(Charts and diagrams as code)
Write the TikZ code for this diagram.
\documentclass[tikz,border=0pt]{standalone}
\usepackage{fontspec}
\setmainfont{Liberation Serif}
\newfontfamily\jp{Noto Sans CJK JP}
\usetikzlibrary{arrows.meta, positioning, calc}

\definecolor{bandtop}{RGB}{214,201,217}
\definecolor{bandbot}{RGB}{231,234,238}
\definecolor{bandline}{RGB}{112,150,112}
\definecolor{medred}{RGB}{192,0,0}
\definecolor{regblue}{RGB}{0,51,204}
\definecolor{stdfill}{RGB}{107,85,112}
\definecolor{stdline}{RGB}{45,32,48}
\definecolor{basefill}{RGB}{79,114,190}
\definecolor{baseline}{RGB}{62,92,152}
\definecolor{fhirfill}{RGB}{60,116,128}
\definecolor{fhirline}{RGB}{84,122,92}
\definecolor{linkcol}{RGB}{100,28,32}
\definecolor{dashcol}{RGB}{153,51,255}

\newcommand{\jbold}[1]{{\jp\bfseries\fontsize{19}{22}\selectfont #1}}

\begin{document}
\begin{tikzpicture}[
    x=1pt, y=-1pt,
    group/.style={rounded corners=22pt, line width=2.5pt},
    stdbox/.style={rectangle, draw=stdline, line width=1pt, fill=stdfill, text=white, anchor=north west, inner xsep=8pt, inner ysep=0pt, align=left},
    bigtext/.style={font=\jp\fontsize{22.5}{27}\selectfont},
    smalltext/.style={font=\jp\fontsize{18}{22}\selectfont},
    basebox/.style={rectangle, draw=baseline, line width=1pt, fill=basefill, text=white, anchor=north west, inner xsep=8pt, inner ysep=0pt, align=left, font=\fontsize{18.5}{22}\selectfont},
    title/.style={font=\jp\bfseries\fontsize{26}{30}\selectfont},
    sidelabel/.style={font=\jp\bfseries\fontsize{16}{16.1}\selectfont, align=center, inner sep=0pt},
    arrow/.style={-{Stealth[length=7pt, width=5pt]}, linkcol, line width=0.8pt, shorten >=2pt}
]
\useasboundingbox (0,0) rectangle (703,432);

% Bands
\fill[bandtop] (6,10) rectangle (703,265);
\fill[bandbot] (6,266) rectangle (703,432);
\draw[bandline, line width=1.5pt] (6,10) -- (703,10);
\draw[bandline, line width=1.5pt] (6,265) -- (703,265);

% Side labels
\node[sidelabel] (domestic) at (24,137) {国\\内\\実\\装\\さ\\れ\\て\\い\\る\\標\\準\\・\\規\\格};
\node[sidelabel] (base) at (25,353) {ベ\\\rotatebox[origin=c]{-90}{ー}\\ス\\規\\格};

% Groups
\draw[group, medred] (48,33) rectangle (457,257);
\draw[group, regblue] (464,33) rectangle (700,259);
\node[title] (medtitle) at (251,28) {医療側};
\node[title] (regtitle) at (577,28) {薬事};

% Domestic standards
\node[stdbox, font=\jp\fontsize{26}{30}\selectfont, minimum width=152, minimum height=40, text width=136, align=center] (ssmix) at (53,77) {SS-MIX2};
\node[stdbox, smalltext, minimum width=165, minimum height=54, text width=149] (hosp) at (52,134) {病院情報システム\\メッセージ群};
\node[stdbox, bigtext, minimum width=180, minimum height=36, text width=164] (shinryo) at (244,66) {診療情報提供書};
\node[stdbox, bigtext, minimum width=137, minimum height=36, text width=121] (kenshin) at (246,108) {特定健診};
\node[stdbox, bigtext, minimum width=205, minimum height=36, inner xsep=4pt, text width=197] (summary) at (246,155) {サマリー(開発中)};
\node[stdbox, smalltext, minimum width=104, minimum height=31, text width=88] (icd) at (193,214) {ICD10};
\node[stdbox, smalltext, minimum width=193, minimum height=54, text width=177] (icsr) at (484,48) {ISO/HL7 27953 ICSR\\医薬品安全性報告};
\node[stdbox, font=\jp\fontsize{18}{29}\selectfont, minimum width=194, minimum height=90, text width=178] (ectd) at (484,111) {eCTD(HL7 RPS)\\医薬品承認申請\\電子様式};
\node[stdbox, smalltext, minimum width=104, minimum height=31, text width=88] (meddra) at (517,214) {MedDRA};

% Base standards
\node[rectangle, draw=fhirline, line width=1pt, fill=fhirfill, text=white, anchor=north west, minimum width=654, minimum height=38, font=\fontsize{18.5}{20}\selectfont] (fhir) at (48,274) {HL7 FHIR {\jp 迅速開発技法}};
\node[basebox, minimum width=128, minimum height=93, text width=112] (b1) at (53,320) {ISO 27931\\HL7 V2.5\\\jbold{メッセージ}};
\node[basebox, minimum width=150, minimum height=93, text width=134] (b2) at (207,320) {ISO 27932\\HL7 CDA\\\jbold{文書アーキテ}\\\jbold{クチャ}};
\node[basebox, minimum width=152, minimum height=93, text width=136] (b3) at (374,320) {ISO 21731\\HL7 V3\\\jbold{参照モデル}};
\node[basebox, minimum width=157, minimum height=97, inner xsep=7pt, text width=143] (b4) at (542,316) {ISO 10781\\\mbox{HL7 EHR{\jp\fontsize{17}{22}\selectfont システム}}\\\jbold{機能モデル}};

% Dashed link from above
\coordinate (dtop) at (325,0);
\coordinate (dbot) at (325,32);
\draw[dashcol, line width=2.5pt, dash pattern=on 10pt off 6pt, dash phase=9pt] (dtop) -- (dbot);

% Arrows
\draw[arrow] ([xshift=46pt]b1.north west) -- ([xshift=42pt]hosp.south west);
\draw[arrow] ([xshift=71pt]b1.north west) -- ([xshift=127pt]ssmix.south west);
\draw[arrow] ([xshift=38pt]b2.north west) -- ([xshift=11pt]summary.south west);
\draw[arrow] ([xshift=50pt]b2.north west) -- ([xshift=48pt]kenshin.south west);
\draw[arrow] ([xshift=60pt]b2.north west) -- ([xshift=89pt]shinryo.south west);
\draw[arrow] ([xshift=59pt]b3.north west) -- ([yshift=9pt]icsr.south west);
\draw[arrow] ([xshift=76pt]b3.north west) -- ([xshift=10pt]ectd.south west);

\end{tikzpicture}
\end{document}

--

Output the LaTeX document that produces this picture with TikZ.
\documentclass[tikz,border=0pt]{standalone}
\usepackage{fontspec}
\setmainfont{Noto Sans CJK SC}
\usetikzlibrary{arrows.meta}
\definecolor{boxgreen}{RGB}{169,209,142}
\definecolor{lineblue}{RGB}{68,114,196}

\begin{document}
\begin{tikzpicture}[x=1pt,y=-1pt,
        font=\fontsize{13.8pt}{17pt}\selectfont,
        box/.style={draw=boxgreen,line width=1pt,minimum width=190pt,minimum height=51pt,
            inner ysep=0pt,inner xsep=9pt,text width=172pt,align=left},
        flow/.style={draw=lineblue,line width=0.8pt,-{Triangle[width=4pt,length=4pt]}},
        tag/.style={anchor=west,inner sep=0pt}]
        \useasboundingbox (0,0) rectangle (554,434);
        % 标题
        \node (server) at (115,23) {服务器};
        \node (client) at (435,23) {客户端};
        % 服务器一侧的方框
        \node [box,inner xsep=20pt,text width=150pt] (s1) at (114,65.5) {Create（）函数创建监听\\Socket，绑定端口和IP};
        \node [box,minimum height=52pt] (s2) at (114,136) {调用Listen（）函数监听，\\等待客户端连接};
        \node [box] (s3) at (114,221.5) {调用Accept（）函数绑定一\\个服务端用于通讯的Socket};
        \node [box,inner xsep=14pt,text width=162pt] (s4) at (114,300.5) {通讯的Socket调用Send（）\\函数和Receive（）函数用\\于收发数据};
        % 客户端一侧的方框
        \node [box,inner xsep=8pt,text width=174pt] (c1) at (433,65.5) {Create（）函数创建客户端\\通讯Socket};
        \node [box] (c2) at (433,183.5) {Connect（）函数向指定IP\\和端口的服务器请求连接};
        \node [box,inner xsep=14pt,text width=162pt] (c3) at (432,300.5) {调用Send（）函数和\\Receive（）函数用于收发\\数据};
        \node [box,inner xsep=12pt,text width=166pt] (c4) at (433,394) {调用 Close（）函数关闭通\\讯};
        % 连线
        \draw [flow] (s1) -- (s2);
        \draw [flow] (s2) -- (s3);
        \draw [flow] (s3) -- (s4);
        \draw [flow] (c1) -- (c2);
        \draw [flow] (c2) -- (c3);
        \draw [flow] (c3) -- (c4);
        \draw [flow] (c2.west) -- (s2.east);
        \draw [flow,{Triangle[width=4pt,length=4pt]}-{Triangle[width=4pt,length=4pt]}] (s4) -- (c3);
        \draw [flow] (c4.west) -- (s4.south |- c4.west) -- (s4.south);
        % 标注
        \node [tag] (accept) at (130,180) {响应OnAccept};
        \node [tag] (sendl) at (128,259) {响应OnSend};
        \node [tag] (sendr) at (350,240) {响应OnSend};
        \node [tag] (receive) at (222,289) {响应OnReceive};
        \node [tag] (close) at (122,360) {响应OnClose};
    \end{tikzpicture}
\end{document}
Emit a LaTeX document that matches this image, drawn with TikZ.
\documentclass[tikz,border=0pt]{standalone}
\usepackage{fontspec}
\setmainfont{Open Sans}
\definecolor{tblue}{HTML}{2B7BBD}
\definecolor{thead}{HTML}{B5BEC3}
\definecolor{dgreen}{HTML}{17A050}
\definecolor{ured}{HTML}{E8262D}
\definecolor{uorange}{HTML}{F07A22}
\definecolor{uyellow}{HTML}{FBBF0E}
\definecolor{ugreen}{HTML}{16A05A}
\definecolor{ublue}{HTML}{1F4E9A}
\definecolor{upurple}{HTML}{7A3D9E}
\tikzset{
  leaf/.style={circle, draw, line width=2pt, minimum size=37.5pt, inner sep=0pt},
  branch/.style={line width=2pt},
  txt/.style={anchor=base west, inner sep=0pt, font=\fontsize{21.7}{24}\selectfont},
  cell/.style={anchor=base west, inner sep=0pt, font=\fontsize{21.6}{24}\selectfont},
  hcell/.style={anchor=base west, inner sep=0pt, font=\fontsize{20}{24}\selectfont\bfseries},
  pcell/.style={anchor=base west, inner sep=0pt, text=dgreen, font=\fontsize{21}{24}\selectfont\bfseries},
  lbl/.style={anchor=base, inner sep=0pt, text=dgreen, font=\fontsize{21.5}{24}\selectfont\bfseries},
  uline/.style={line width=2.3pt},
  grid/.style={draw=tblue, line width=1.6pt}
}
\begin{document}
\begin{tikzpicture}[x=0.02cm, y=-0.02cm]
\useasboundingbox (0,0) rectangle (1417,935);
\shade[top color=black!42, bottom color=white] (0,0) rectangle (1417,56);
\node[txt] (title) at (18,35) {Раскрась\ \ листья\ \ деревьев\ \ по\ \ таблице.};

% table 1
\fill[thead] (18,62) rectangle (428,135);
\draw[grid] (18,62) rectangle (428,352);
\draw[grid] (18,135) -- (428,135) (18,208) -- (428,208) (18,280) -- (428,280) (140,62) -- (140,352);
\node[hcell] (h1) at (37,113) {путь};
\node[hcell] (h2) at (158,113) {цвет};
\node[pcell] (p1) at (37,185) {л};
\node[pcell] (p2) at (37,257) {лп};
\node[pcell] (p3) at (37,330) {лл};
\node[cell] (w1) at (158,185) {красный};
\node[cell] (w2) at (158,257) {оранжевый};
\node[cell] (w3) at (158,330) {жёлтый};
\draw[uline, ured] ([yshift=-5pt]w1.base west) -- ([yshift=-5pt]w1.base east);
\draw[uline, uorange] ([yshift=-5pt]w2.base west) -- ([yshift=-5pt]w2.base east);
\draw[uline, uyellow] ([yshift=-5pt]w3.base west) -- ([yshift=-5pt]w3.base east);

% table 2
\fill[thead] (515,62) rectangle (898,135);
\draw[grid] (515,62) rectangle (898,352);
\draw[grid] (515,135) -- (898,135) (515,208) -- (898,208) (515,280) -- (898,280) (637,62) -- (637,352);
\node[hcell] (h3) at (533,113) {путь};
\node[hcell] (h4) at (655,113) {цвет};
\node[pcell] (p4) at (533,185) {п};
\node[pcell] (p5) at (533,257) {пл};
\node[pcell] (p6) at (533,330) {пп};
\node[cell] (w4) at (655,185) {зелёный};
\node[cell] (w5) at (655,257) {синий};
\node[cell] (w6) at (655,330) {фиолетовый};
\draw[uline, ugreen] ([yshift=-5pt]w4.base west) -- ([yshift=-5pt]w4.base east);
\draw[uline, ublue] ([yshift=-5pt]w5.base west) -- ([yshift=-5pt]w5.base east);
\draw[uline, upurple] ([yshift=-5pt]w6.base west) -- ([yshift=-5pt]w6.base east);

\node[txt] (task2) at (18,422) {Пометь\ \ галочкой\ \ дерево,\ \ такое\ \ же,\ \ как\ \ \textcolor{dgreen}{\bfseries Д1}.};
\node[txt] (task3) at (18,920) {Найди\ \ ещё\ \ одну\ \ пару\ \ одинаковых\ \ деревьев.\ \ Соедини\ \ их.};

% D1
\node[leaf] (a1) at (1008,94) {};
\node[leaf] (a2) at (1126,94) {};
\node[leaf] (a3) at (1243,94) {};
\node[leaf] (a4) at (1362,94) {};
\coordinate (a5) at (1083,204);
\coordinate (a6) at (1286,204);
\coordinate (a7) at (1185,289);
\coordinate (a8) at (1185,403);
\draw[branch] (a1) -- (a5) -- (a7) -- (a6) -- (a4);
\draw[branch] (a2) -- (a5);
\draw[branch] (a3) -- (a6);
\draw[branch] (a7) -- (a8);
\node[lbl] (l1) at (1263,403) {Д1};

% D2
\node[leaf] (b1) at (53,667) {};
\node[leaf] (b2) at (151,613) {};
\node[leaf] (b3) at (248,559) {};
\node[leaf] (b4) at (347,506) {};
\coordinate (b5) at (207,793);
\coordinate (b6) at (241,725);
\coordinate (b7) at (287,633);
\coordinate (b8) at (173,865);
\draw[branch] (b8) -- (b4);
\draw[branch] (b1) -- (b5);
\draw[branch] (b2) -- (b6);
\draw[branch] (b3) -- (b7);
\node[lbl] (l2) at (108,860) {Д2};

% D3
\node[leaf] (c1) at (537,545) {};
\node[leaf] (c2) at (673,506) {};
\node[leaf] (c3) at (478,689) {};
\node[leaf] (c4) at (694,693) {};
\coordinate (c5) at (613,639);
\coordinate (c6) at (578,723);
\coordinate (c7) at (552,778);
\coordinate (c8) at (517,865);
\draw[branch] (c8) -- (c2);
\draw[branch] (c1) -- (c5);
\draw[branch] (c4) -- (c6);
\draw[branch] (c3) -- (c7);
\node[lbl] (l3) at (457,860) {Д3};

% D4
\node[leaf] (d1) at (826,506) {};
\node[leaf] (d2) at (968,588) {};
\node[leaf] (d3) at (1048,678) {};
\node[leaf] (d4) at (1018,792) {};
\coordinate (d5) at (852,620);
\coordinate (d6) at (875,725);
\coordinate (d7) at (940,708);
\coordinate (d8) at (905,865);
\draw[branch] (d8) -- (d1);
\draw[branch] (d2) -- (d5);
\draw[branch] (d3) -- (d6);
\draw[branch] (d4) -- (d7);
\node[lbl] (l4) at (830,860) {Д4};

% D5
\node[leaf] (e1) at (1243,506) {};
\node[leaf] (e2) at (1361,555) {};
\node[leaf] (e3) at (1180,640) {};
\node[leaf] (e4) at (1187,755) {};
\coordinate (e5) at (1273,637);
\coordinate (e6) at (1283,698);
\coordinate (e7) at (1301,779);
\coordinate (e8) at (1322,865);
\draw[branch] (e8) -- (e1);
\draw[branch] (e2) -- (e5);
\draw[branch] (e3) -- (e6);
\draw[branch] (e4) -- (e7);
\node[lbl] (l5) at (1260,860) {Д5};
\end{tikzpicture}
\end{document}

▸ STATED EXERCISE: Show every line above in which the word "that" occurs.

▸ THE SOLUTION:
Output the LaTeX document that produces this picture with TikZ.
Emit a LaTeX document that matches this image, drawn with TikZ.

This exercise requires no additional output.